Pretty much like everyone that has been in this industry since its early days—by accident. Back in 2007, we were looking to develop new products inside a broader FIG platform, and fund financing for PEGs seemed to be the underdeveloped market with a decent growth potential.
FFF: How has the first half of 2019 shaped up compared to 2018?
According to Bloomberg, PE funds raised a combined $26.4 billion of commitments in the first five-and-a-half months of the year. That’s only 18 percent of the fundraising activity for the same timeframe of 2018. While the subscription market usually sustains commitment levels via extension and upsizes for existing facilities, growth has definitely come down to more moderate levels with fundraising being the key driver of growth in years past.
FFF: Fund finance is still relatively small in the context of global private market AUM. In round numbers, call it $500 billion of lending to a nearly $6 trillion market. Where are the most exciting growth opportunities?
Assume that the $500 billion you mention comes mostly from traditional subscription lines, and to use a more appropriate measure, compare that to $2 trillion in uncalled capital across the private fund universe at the end of 2018. Combine that with an average subscription facility at 25 percent of fund size and you can come to the conclusion that you are not far off from saturation levels in the traditional part of the market (i.e., facilities covered by uncalled capital provided to buyout, growth, and real asset strategies). Consider now that $6 trillion in AUM includes approximately $800 billion of venture capital AUM as well as asset leverage, and the answer seems obvious: subscription lines to “non-traditional” asset classes as well as hybrid and NAV lending. I’ll leave it up to each capital provider to determine how exciting these are.
FFF: Elsewhere, credit spreads are moving wider. Why doesn’t broader credit market pricing have more of an impact on fund finance?
It’s an interesting question and somewhat of a multi-headed beast, but something that is mainly driven by the track record of the product along with the high liquidity in the market. With almost no reported defaults, a lot of banks have—and are continuing—to turn to the space for many reasons, but mainly to avoid other parts of the credit markets in what is an increasingly uncertain macro environment. With supply up and a large portion of demand down (see question #2), credit spreads have been able to stay relatively flat as a result.

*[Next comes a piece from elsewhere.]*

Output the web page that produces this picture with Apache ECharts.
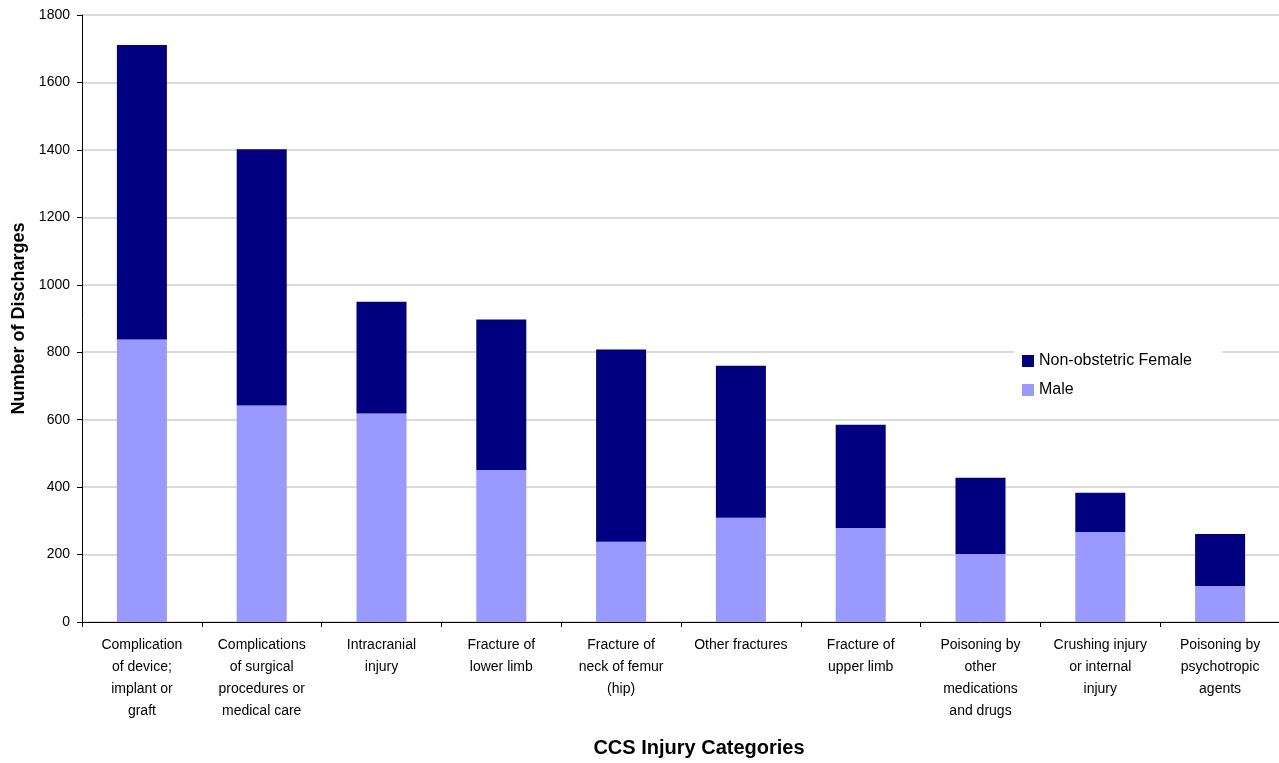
<!DOCTYPE html>
<html>
<head>
<meta charset="utf-8">
<script src="https://cdn.jsdelivr.net/npm/echarts@6/dist/echarts.min.js"></script>
<style>
  html, body { margin: 0; padding: 0; background: #fff; }
  #chart { width: 1279px; height: 763px; }
</style>
</head>
<body>
<div id="chart"></div>
<script>
// Top ten CCS injury categories, discharges split by sex
const categories = [
  'Complication\nof device;\nimplant or\ngraft',
  'Complications\nof surgical\nprocedures or\nmedical care',
  'Intracranial\ninjury',
  'Fracture of\nlower limb',
  'Fracture of\nneck of femur\n(hip)',
  'Other fractures',
  'Fracture of\nupper limb',
  'Poisoning by\nother\nmedications\nand drugs',
  'Crushing injury\nor internal\ninjury',
  'Poisoning by\npsychotropic\nagents'
];
const maleValues   = [838, 642, 618, 451, 238, 309, 279, 202, 267, 107];
const femaleValues = [873, 760, 332, 446, 570, 451, 306, 226, 116, 154];
const yTicks = { min: 0, max: 1800, interval: 200 };

const FONT = '"Liberation Sans", Arial, sans-serif';

const chart = echarts.init(document.getElementById('chart'), null, { renderer: 'canvas' });

chart.setOption({
  animation: false,
  backgroundColor: '#ffffff',
  textStyle: { fontFamily: FONT, color: '#000' },
  grid: {
    left: 82, right: -1, top: 15, bottom: 141,
    containLabel: false,
    outerBoundsMode: 'none'
  },
  legend: {
    orient: 'vertical',
    left: 1014,
    top: 344,
    padding: [8, 30, 8, 8],
    backgroundColor: '#ffffff',
    itemWidth: 12,
    itemHeight: 12,
    itemGap: 11,
    icon: 'rect',
    textStyle: { fontFamily: FONT, fontSize: 16, color: '#000', lineHeight: 18 },
    data: ['Non-obstetric Female', 'Male']
  },
  xAxis: {
    type: 'category',
    data: categories,
    name: 'CCS Injury Categories',
    nameLocation: 'middle',
    nameGap: 116,
    nameTextStyle: {
      fontFamily: FONT, fontSize: 20, fontWeight: 'bold', color: '#000',
      padding: [0, 0, 0, 36]
    },
    axisLine: { lineStyle: { color: '#000', width: 1 } },
    axisTick: { show: true, length: 5, lineStyle: { color: '#000' } },
    axisLabel: {
      interval: 0,
      margin: 12,
      fontFamily: FONT,
      fontSize: 14,
      lineHeight: 22,
      color: '#000',
      align: 'center'
    },
    splitLine: { show: false }
  },
  yAxis: {
    type: 'value',
    min: yTicks.min,
    max: yTicks.max,
    interval: yTicks.interval,
    name: 'Number of Discharges',
    nameLocation: 'middle',
    nameRotate: 90,
    nameGap: 53,
    nameTextStyle: { fontFamily: FONT, fontSize: 18, fontWeight: 'bold', color: '#000' },
    axisLine: { show: true, lineStyle: { color: '#000', width: 1 } },
    axisTick: { show: true, length: 5, lineStyle: { color: '#000' } },
    axisLabel: {
      fontFamily: FONT, fontSize: 14, color: '#000', margin: 12,
      formatter: (v) => String(v)
    },
    splitLine: { show: true, lineStyle: { color: '#cfcfcf', width: 1.5 } }
  },
  series: [
    {
      name: 'Male',
      type: 'bar',
      stack: 'total',
      barWidth: 50,
      itemStyle: { color: '#9999ff' },
      data: maleValues
    },
    {
      name: 'Non-obstetric Female',
      type: 'bar',
      stack: 'total',
      barWidth: 50,
      itemStyle: { color: '#000080' },
      data: femaleValues
    }
  ]
});
</script>
</body>
</html>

FFF: Who has had the most influence on your career?
Really the two key people in this industry. I started in the space with WestLB, with Wells Fargo buying the franchise in 2012. Do I need to say more?
FFF: What was your career high . . . and career low?

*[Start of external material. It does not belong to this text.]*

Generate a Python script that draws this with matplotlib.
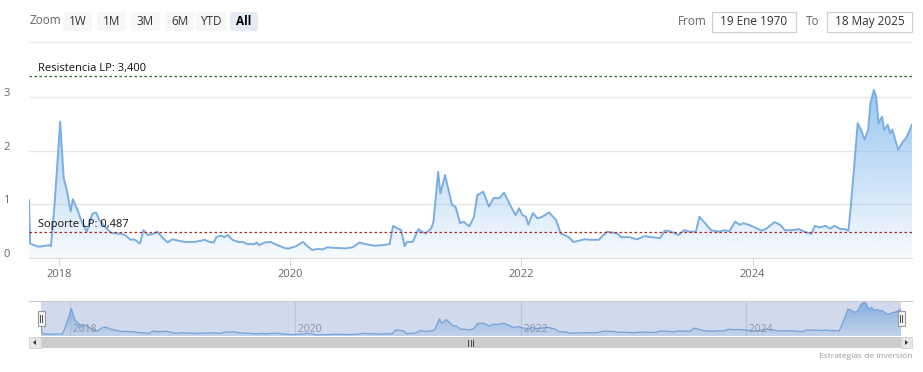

The high? Moving to New York 12 years ago. The multi-faceted life this city has to offer as well as the broad set of cultural exposure one can get are unmatched anywhere else in the world.
The low is really a high in hindsight. Having worked for one of the highly successful businesses at an institution that was being torn apart for broader political reasons outside of your control, was a frustrating experience. It taught me a lot of valuable lessons that still prove to be useful today.

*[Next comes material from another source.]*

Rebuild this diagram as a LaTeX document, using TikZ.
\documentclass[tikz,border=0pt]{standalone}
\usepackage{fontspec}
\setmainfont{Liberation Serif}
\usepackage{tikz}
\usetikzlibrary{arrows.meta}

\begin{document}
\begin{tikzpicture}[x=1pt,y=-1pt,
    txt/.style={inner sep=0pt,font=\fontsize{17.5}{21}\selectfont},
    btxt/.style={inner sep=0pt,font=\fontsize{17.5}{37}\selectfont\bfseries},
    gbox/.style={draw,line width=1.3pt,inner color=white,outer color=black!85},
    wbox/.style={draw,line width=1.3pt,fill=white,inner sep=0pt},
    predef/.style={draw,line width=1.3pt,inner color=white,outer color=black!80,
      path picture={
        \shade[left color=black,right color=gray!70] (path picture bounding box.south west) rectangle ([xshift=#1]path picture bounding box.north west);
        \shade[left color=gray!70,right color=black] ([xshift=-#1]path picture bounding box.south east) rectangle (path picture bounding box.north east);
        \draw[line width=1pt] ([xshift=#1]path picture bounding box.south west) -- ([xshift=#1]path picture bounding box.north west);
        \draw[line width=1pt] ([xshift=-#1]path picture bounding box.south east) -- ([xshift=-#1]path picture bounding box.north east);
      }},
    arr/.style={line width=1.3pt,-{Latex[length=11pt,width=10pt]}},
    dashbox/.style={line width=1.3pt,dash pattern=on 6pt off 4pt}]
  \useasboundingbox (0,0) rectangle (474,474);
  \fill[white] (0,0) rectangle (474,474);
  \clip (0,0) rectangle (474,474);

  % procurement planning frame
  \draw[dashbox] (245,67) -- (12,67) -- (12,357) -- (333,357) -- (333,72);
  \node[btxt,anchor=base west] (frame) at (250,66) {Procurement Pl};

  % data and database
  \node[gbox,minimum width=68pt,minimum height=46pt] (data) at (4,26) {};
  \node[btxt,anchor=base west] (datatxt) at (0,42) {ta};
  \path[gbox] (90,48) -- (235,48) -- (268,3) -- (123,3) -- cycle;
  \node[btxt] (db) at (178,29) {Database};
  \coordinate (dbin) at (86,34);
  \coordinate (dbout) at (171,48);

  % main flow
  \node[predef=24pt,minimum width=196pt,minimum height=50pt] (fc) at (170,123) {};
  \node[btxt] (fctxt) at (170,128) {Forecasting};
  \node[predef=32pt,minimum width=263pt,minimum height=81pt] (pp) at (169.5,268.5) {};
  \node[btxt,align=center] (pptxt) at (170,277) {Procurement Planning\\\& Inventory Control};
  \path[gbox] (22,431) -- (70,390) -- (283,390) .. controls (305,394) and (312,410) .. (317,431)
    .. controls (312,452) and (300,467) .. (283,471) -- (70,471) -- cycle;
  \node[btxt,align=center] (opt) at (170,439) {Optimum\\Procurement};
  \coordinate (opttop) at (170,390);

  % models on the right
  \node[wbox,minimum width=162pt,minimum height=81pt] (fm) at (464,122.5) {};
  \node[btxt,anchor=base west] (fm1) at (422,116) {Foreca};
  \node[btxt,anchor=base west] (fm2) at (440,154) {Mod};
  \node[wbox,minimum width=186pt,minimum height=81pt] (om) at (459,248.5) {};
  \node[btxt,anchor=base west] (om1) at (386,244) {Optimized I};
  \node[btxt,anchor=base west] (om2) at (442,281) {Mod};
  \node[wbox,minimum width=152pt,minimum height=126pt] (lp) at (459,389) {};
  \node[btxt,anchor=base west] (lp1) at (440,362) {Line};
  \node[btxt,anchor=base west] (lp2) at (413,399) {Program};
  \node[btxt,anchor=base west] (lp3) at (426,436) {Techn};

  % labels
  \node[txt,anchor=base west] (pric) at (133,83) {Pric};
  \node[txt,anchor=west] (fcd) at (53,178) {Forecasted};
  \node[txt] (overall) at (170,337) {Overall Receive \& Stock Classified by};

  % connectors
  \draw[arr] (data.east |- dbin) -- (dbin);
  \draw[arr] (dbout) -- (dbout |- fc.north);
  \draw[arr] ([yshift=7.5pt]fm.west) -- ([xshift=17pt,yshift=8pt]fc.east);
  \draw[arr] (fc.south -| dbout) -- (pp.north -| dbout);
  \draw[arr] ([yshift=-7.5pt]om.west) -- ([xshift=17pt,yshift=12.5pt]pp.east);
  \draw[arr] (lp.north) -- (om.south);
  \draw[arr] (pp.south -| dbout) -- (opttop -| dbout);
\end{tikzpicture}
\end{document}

FFF: What do you think it takes to be successful as a banker in the fund finance industry?
While all of these apply interchangeably at different points in time, having the ability to build and foster strong relationships and deliver a trustworthy and consistent work product was key in the years coming out of the financial crisis. More recently, and probably for the foreseeable future, it is the ability to stay disciplined with a long-term plan in mind.
FFF: If you could give the Fund Finance Association one piece of advice, what would it be?
I know it’s difficult, but build additional content that’s relevant for sponsors.
FFF: What do you like to do outside of the office?
Like most other people, spending time with family and friends. I am also a passionate runner, still (unsuccessfully) chasing those Mike Mascia marathon times.
FFF: Tell us two truths and one lie about yourself?
My last name is not pronounced junk·ie.
I was born and grew up in the former German Democratic Republic.
I am a strong believer that the U.S. football (American friends, I am talking about soccer) team will win a World Cup in my lifetime.
FFF: Family?
Soon to be 3. Very exciting, but who knew buying a stroller would be a project on its own...
FFF: Any fund finance predictions for the rest of the year?
Modest single-digit growth in the capital call market and increased Hybrid/NAV lending activity.